Liberty and transcendence
During their CPAC 2014 speeches, both Mike Huckabee and Ralph Reed mentioned the importance of religious faith to the American understanding of liberty. The ongoing assault against freedom of conscience - and it is an assault, deliberate and strategic - makes it more important than ever to understand this connection between liberty and transcendence.
It would be silly to downplay the importance of specific Judeo-Christian tenets to the development of the American Constitution, but really, no specific religious reference is necessary to grasp the essential concept of transcendence: authority beyond government.

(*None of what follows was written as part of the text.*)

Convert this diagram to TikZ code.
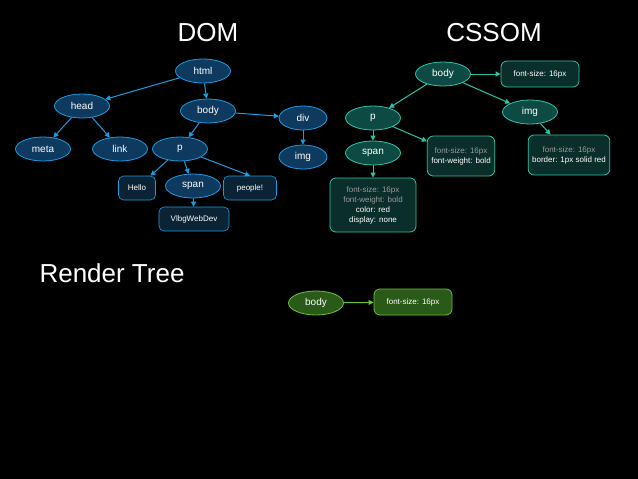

That's a very tricky concept, understood by virtually no one on the left side of the political spectrum, and they've got plenty of company from the Right. They don't believe there can be authority beyond government. They think the terms are synonymous.
But the American understanding of liberty is rooted in the notion of inalienable rights, which are not a gift from government. These rights cannot be stripped from a minority of citizens by the vote of the majority. We're not even supposed to be able to surrender inalienable rights voluntarily.
It's quite difficult to fully appreciate this concept unless you express it the way our Founders did, by speaking of God-given rights. That really hammers home the idea that passing political fancies cannot erode our inalienable rights. No government agency can take back what God bestowed on us at the moment of our inception.
Some try to cut divinity out of the equation and suggest the ultimate authority rests with the people, who have veto power over government through regular elections. That doesn't work, though. It leaves the people with power to trample each other's supreme rights by majority vote. Also, that whole "veto power over government through elections" thing doesn't work all that well in practice. Once sovereign rights have been transgressed, they never seem to recover that inalienable luster.
It's difficult to appreciate transcendence in the total absence of religious faith, the absolute refusal to believe in any sort of divine authority... but it's not impossible. Just remember - as so many people seem unable to do these days - that there are some powers no government can ever be authorized to exercise, no matter how commanding any electoral victory might be, or how much good politicians claim they can do.